Volviendo a la actualidad, el mensaje del oficialismo es brutalmente simple: "Si quieren salvar el bosque, aprueben el crédito". No es un diálogo, no es un compromiso por el bienestar del país. Es un chantaje en toda regla. Y lo más preocupante es que, al parecer, ni la ciudadanía ni los medios lo condenan con la fuerza que merece porque mientras esto ocurre, el país está distraído con otro espectáculo: el circo de la acusación a Evo Morales. Muchos lo ven como el villano perfecto en esta trama, y aunque no es ajeno a las políticas que permitieron esta devastación ambiental, no debemos olvidar que esta acusación no es más que un intento para desviar la atención del problema real: los incendios siguen arrasando la tierra.

¿De qué no espantamos si desde que asumió la presidencia Morales lo dijo: “Quiero retirarme a vivir a mi cato con mi charango y mi quinceañera”? En ese entonces muchos se rieron de la declaración como si fuera una broma. Pero nunca fue una broma.

La lista de jóvenes que han pasado por la cama de Evo Morales cada vez es más larga y causa horror, pero desde que apareció la histriónica Gabriela Zapata sabíamos que Morales es un pervertido.
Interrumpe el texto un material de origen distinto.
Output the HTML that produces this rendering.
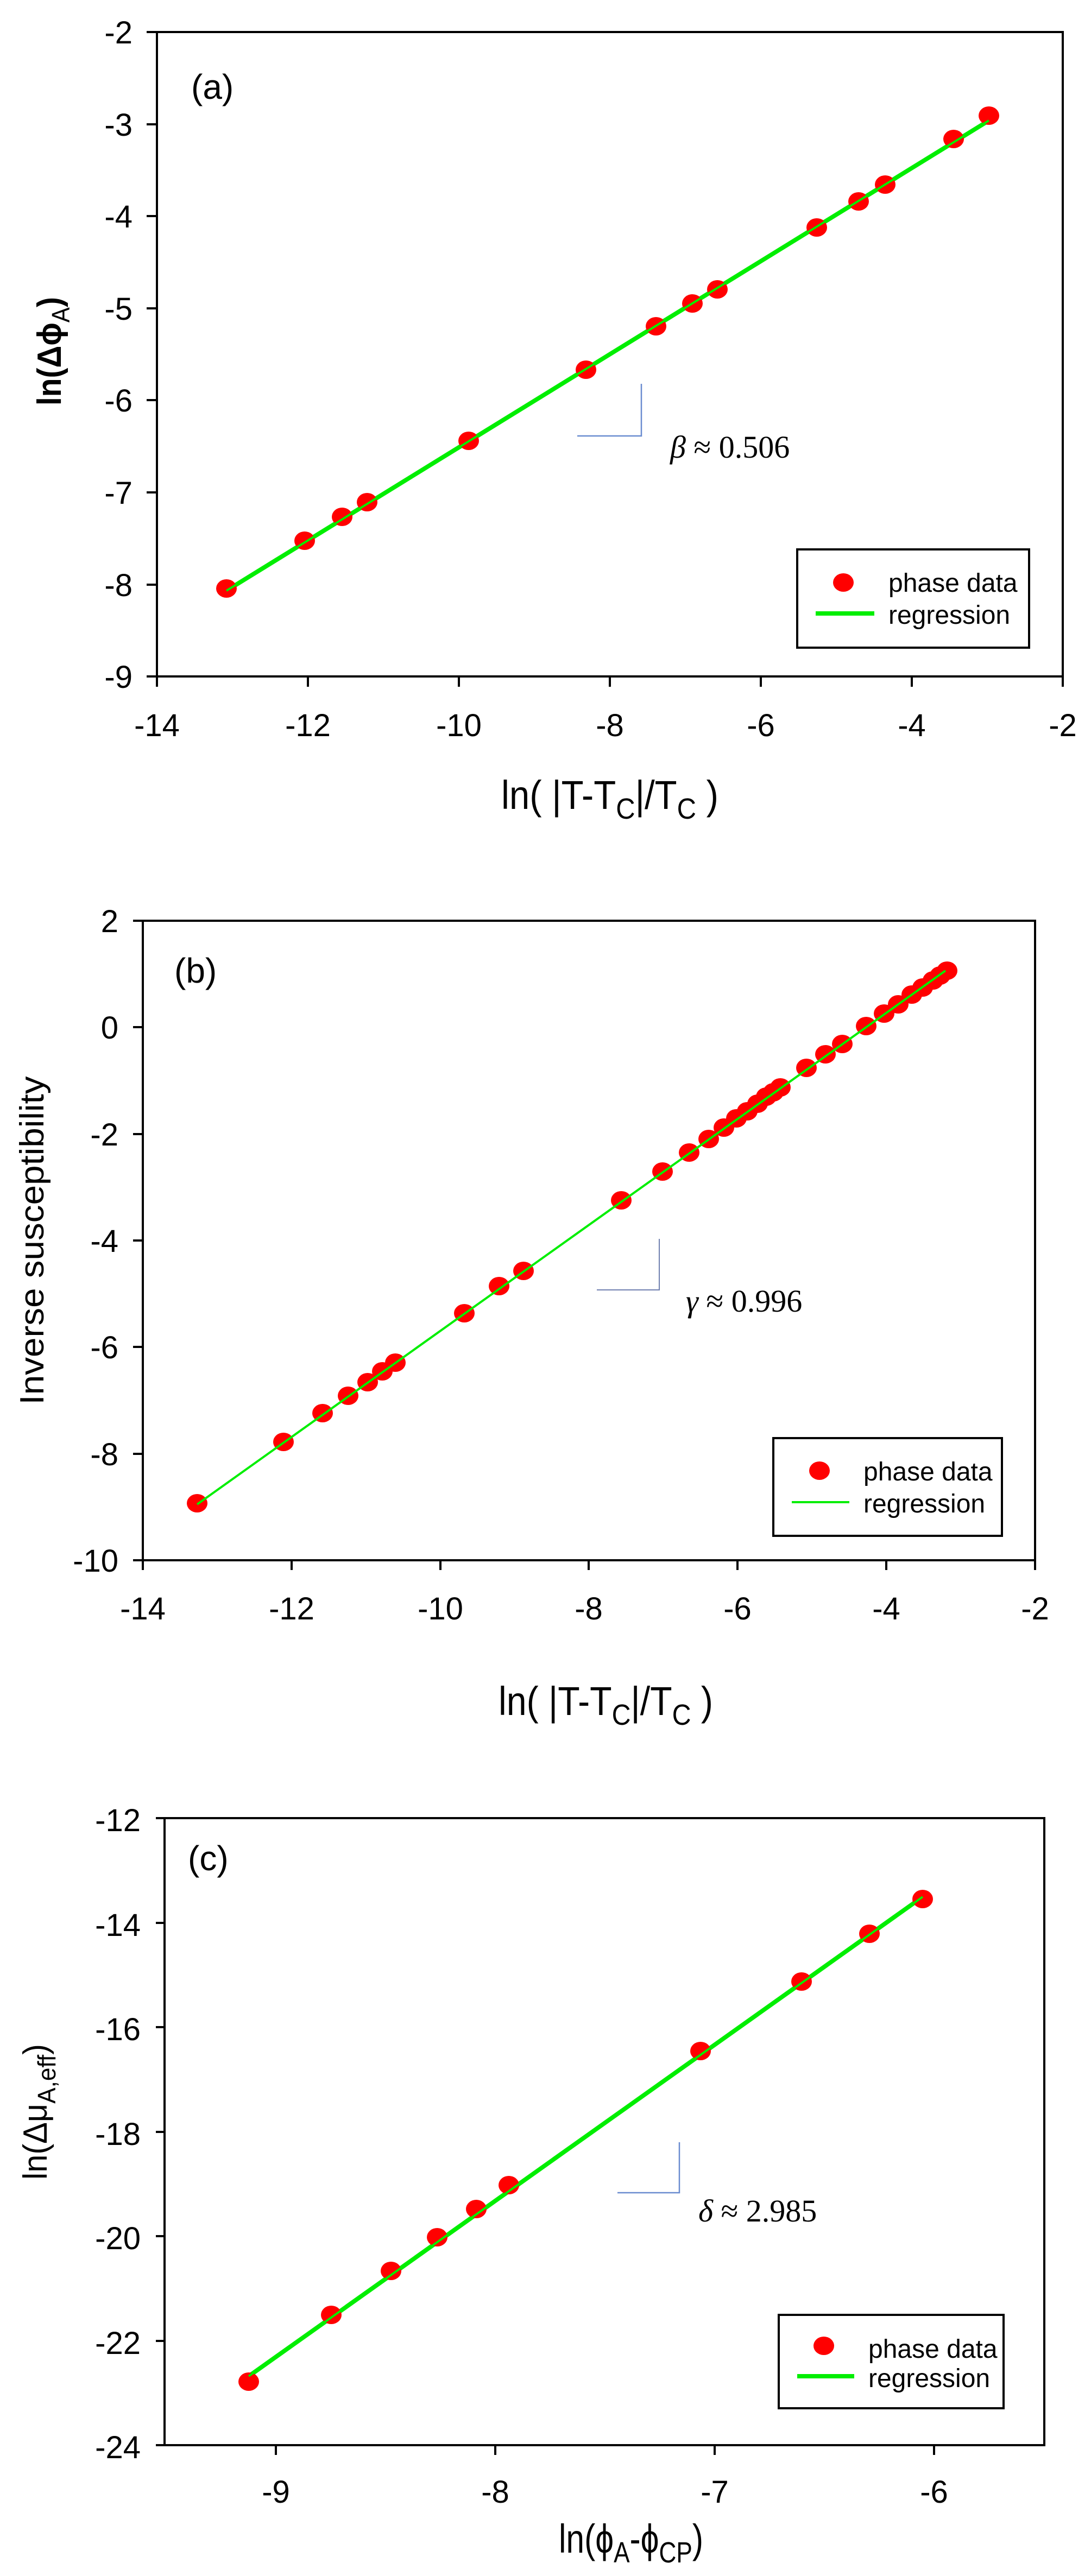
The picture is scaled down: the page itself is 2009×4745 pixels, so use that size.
<!DOCTYPE html>
<html><head><meta charset="utf-8"><style>
html,body{margin:0;padding:0;background:#fff;}
svg{display:block;}
text{font-family:"Liberation Sans",sans-serif;fill:#000;}
.t{font-size:58px;}
.s{font-family:"Liberation Serif",serif;font-size:58px;}
.lg{font-size:48px;}
</style></head><body>
<svg width="2009" height="4745" viewBox="0 0 2009 4745" xmlns="http://www.w3.org/2000/svg">
<!-- ===== Panel (a) ===== -->
<g>
<rect x="289" y="59" width="1668" height="1187" fill="none" stroke="#000" stroke-width="4"/>
<g stroke="#000" stroke-width="4">
<line x1="270" y1="59" x2="289" y2="59"/><line x1="270" y1="229" x2="289" y2="229"/><line x1="270" y1="398" x2="289" y2="398"/><line x1="270" y1="568" x2="289" y2="568"/><line x1="270" y1="737" x2="289" y2="737"/><line x1="270" y1="907" x2="289" y2="907"/><line x1="270" y1="1077" x2="289" y2="1077"/><line x1="270" y1="1246" x2="289" y2="1246"/>
<line x1="289" y1="1246" x2="289" y2="1265"/><line x1="567" y1="1246" x2="567" y2="1265"/><line x1="845" y1="1246" x2="845" y2="1265"/><line x1="1123" y1="1246" x2="1123" y2="1265"/><line x1="1401" y1="1246" x2="1401" y2="1265"/><line x1="1679" y1="1246" x2="1679" y2="1265"/><line x1="1957" y1="1246" x2="1957" y2="1265"/>
</g>
<g class="t" text-anchor="end">
<text x="244" y="80">-2</text><text x="244" y="250">-3</text><text x="244" y="419">-4</text><text x="244" y="589">-5</text><text x="244" y="758">-6</text><text x="244" y="928">-7</text><text x="244" y="1098">-8</text><text x="244" y="1267">-9</text>
</g>
<g class="t" text-anchor="middle">
<text x="289" y="1356">-14</text><text x="567" y="1356">-12</text><text x="845" y="1356">-10</text><text x="1123" y="1356">-8</text><text x="1401" y="1356">-6</text><text x="1679" y="1356">-4</text><text x="1957" y="1356">-2</text>
</g>
<text x="923" y="1490" style="font-size:74px" textLength="400" lengthAdjust="spacingAndGlyphs">ln( |T-T<tspan dy="18" style="font-size:54px">C</tspan><tspan dy="-18">|/T</tspan><tspan dy="18" style="font-size:54px">C</tspan><tspan dy="-18"> )</tspan></text>
<text transform="translate(112,647) rotate(-90)" text-anchor="middle" style="font-size:62px;font-weight:bold" textLength="200" lengthAdjust="spacingAndGlyphs">ln(Δϕ<tspan dy="16" style="font-size:46px;font-weight:normal">A</tspan><tspan dy="-16">)</tspan></text>
<text x="352" y="182" style="font-size:64px">(a)</text>
<line x1="417" y1="1088" x2="1821" y2="222" stroke="#00ee00" stroke-width="8"/>
<g fill="#ff0000">
<ellipse cx="417" cy="1084" rx="19" ry="17"/><ellipse cx="561" cy="996" rx="19" ry="17"/><ellipse cx="630" cy="952" rx="19" ry="17"/><ellipse cx="676" cy="925" rx="19" ry="17"/><ellipse cx="863" cy="812" rx="19" ry="17"/><ellipse cx="1079" cy="681" rx="19" ry="17"/><ellipse cx="1208" cy="601" rx="19" ry="17"/><ellipse cx="1275" cy="559" rx="19" ry="17"/><ellipse cx="1321" cy="533" rx="19" ry="17"/><ellipse cx="1504" cy="419" rx="19" ry="17"/><ellipse cx="1581" cy="371" rx="19" ry="17"/><ellipse cx="1630" cy="340" rx="19" ry="17"/><ellipse cx="1756" cy="256" rx="19" ry="17"/><ellipse cx="1821" cy="213" rx="19" ry="17"/>
</g>
<line x1="417" y1="1088" x2="1821" y2="222" stroke="#00ee00" stroke-width="4"/>
<polyline points="1063,803 1181,803 1181,707" fill="none" stroke="#6a8cd0" stroke-width="2.5"/>
<text class="s" x="1234" y="843"><tspan font-style="italic">β</tspan> ≈ 0.506</text>
<rect x="1468" y="1012" width="427" height="181" fill="#fff" stroke="#000" stroke-width="4"/>
<ellipse cx="1553" cy="1073" rx="19" ry="17" fill="#ff0000"/>
<line x1="1502" y1="1130" x2="1610" y2="1130" stroke="#00ee00" stroke-width="8"/>
<text class="lg" x="1636" y="1090">phase data</text>
<text class="lg" x="1636" y="1149">regression</text>
</g>

<!-- ===== Panel (b) ===== -->
<g>
<rect x="263" y="1696" width="1643" height="1178" fill="none" stroke="#000" stroke-width="4"/>
<g stroke="#000" stroke-width="4">
<line x1="245" y1="1696" x2="263" y2="1696"/><line x1="245" y1="1892" x2="263" y2="1892"/><line x1="245" y1="2089" x2="263" y2="2089"/><line x1="245" y1="2285" x2="263" y2="2285"/><line x1="245" y1="2481" x2="263" y2="2481"/><line x1="245" y1="2678" x2="263" y2="2678"/><line x1="245" y1="2874" x2="263" y2="2874"/>
<line x1="263" y1="2874" x2="263" y2="2892"/><line x1="537" y1="2874" x2="537" y2="2892"/><line x1="811" y1="2874" x2="811" y2="2892"/><line x1="1084" y1="2874" x2="1084" y2="2892"/><line x1="1358" y1="2874" x2="1358" y2="2892"/><line x1="1632" y1="2874" x2="1632" y2="2892"/><line x1="1906" y1="2874" x2="1906" y2="2892"/>
</g>
<g class="t" text-anchor="end">
<text x="218" y="1717">2</text><text x="218" y="1913">0</text><text x="218" y="2110">-2</text><text x="218" y="2306">-4</text><text x="218" y="2502">-6</text><text x="218" y="2699">-8</text><text x="218" y="2895">-10</text>
</g>
<g class="t" text-anchor="middle">
<text x="263" y="2983">-14</text><text x="537" y="2983">-12</text><text x="811" y="2983">-10</text><text x="1084" y="2983">-8</text><text x="1358" y="2983">-6</text><text x="1632" y="2983">-4</text><text x="1906" y="2983">-2</text>
</g>
<text x="918" y="3159" style="font-size:74px" textLength="395" lengthAdjust="spacingAndGlyphs">ln( |T-T<tspan dy="18" style="font-size:54px">C</tspan><tspan dy="-18">|/T</tspan><tspan dy="18" style="font-size:54px">C</tspan><tspan dy="-18"> )</tspan></text>
<text transform="translate(80,2285) rotate(-90)" text-anchor="middle" style="font-size:62px" textLength="605" lengthAdjust="spacingAndGlyphs">Inverse susceptibility</text>
<text x="321" y="1810" style="font-size:64px">(b)</text>
<g fill="#ff0000">
<ellipse cx="363" cy="2769" rx="19" ry="17"/><ellipse cx="522" cy="2656" rx="19" ry="17"/><ellipse cx="594" cy="2603" rx="19" ry="17"/><ellipse cx="641" cy="2571" rx="19" ry="17"/><ellipse cx="677" cy="2546" rx="19" ry="17"/><ellipse cx="704" cy="2526" rx="19" ry="17"/><ellipse cx="728" cy="2510" rx="19" ry="17"/><ellipse cx="855" cy="2419" rx="19" ry="17"/><ellipse cx="919" cy="2369" rx="19" ry="17"/><ellipse cx="964" cy="2341" rx="19" ry="17"/><ellipse cx="1144" cy="2211" rx="19" ry="17"/><ellipse cx="1220" cy="2158" rx="19" ry="17"/><ellipse cx="1269" cy="2123" rx="19" ry="17"/><ellipse cx="1305" cy="2098" rx="19" ry="17"/><ellipse cx="1333" cy="2077" rx="19" ry="17"/><ellipse cx="1356" cy="2060" rx="19" ry="17"/><ellipse cx="1376" cy="2047" rx="19" ry="17"/><ellipse cx="1395" cy="2033" rx="19" ry="17"/><ellipse cx="1411" cy="2020" rx="19" ry="17"/><ellipse cx="1424" cy="2012" rx="19" ry="17"/><ellipse cx="1437" cy="2003" rx="19" ry="17"/><ellipse cx="1485" cy="1967" rx="19" ry="17"/><ellipse cx="1520" cy="1942" rx="19" ry="17"/><ellipse cx="1551" cy="1923" rx="19" ry="17"/><ellipse cx="1595" cy="1890" rx="19" ry="17"/><ellipse cx="1628" cy="1867" rx="19" ry="17"/><ellipse cx="1654" cy="1850" rx="19" ry="17"/><ellipse cx="1679" cy="1832" rx="19" ry="17"/><ellipse cx="1699" cy="1819" rx="19" ry="17"/><ellipse cx="1718" cy="1806" rx="19" ry="17"/><ellipse cx="1731" cy="1797" rx="19" ry="17"/><ellipse cx="1744" cy="1788" rx="19" ry="17"/>
</g>
<line x1="1741" y1="1788" x2="363" y2="2771" stroke="#00ee00" stroke-width="4"/>
<polyline points="1099,2376 1214,2376 1214,2282" fill="none" stroke="#7080b0" stroke-width="2"/>
<text class="s" x="1263" y="2416"><tspan font-style="italic">γ</tspan> ≈ 0.996</text>
<rect x="1424" y="2649" width="421" height="180" fill="#fff" stroke="#000" stroke-width="4"/>
<ellipse cx="1509" cy="2709" rx="19" ry="17" fill="#ff0000"/>
<line x1="1458" y1="2767" x2="1564" y2="2767" stroke="#00ee00" stroke-width="4"/>
<text class="lg" x="1590" y="2727">phase data</text>
<text class="lg" x="1590" y="2786">regression</text>
</g>

<!-- ===== Panel (c) ===== -->
<g>
<rect x="303" y="3349" width="1620" height="1155" fill="none" stroke="#000" stroke-width="4"/>
<g stroke="#000" stroke-width="4">
<line x1="287" y1="3349" x2="303" y2="3349"/><line x1="287" y1="3542" x2="303" y2="3542"/><line x1="287" y1="3734" x2="303" y2="3734"/><line x1="287" y1="3927" x2="303" y2="3927"/><line x1="287" y1="4119" x2="303" y2="4119"/><line x1="287" y1="4312" x2="303" y2="4312"/><line x1="287" y1="4504" x2="303" y2="4504"/>
<line x1="508" y1="4504" x2="508" y2="4522"/><line x1="912" y1="4504" x2="912" y2="4522"/><line x1="1316" y1="4504" x2="1316" y2="4522"/><line x1="1720" y1="4504" x2="1720" y2="4522"/>
</g>
<g class="t" text-anchor="end">
<text x="259" y="3373">-12</text><text x="259" y="3566">-14</text><text x="259" y="3758">-16</text><text x="259" y="3951">-18</text><text x="259" y="4143">-20</text><text x="259" y="4336">-22</text><text x="259" y="4528">-24</text>
</g>
<g class="t" text-anchor="middle">
<text x="508" y="4610">-9</text><text x="912" y="4610">-8</text><text x="1316" y="4610">-7</text><text x="1720" y="4610">-6</text>
</g>
<text x="1029" y="4702" style="font-size:74px" textLength="266" lengthAdjust="spacingAndGlyphs">ln(ϕ<tspan dy="18" style="font-size:54px">A</tspan><tspan dy="-18">-ϕ</tspan><tspan dy="18" style="font-size:54px">CP</tspan><tspan dy="-18">)</tspan></text>
<text transform="translate(86,3890) rotate(-90)" text-anchor="middle" style="font-size:62px" textLength="250" lengthAdjust="spacingAndGlyphs">ln(Δμ<tspan dy="16" style="font-size:46px">A,eff</tspan><tspan dy="-16">)</tspan></text>
<text x="346" y="3445" style="font-size:64px">(c)</text>
<line x1="458" y1="4377" x2="1699" y2="3494" stroke="#00ee00" stroke-width="8"/>
<g fill="#ff0000">
<ellipse cx="458" cy="4387" rx="19" ry="17"/><ellipse cx="610" cy="4264" rx="19" ry="17"/><ellipse cx="720" cy="4183" rx="19" ry="17"/><ellipse cx="805" cy="4121" rx="19" ry="17"/><ellipse cx="877" cy="4069" rx="19" ry="17"/><ellipse cx="937" cy="4025" rx="19" ry="17"/><ellipse cx="1290" cy="3778" rx="19" ry="17"/><ellipse cx="1476" cy="3650" rx="19" ry="17"/><ellipse cx="1601" cy="3562" rx="19" ry="17"/><ellipse cx="1699" cy="3498" rx="19" ry="17"/>
</g>
<line x1="458" y1="4377" x2="1699" y2="3494" stroke="#00ee00" stroke-width="4"/>
<polyline points="1137,4039 1251,4039 1251,3946" fill="none" stroke="#6a8cd0" stroke-width="2.5"/>
<text class="s" x="1286" y="4092"><tspan font-style="italic">δ</tspan> ≈ 2.985</text>
<rect x="1434" y="4264" width="414" height="172" fill="#fff" stroke="#000" stroke-width="4"/>
<ellipse cx="1517" cy="4321" rx="19" ry="17" fill="#ff0000"/>
<line x1="1468" y1="4377" x2="1573" y2="4377" stroke="#00ee00" stroke-width="8"/>
<text class="lg" x="1599" y="4343">phase data</text>
<text class="lg" x="1599" y="4397">regression</text>
</g>
</svg>
</body></html>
No nos hagamos ahora, por favor.

Luis Arce, el acusador, ha sido cómplice desde el principio. No lo olvidemos: fue su Ministro de Economía, su hombre de confianza. El hombre que ahora ocupa la silla presidencial estaba allí, aprobando con su silencio las depravaciones de su jefe. ¿Cómo es que nadie le cuestiona? ¿Cómo es que su complicidad queda siempre en la sombra mientras el país arde?

Es aquí donde nos preguntamos: ¿Qué tan anestesiados estamos como sociedad? ¿En qué momento aceptamos que la Madre Tierra, nuestro hogar común, se convierta en una ficha política? Mientras los líderes juegan con nuestro futuro, las llamas continúan avanzando, arrasando con la vida silvestre y destruyendo lo poco que queda de nuestras áreas protegidas.

Alguien debería recordarles que “la deuda que estamos contrayendo con la Tierra no se paga con dinero”. Las hectáreas quemadas no se regeneran con un crédito aprobado en el Congreso. Los jaguares, los árboles, las aves que desaparecen no volverán cuando las cifras cuadren en algún balance financiero.

La grandeza de una nación no se mide por su capacidad de manipular el sistema a su favor. Se mide por su habilidad para proteger lo más sagrado: la vida en todas sus formas. Pero parece que en Bolivia, la moralidad está a la venta y su precio está escrito en hectáreas quemadas.

Así que mientras el oficialismo sigue jugando a ser Dios, decidiendo qué leyes incendiar y cuáles abrogar, nosotros miramos con impotencia cómo nuestros bosques se convierten en cenizas. Y lo que es peor, cómo nuestras esperanzas se consumen con cada negociación política que, al final del día, nos deja más endeudados y siempre más pobres.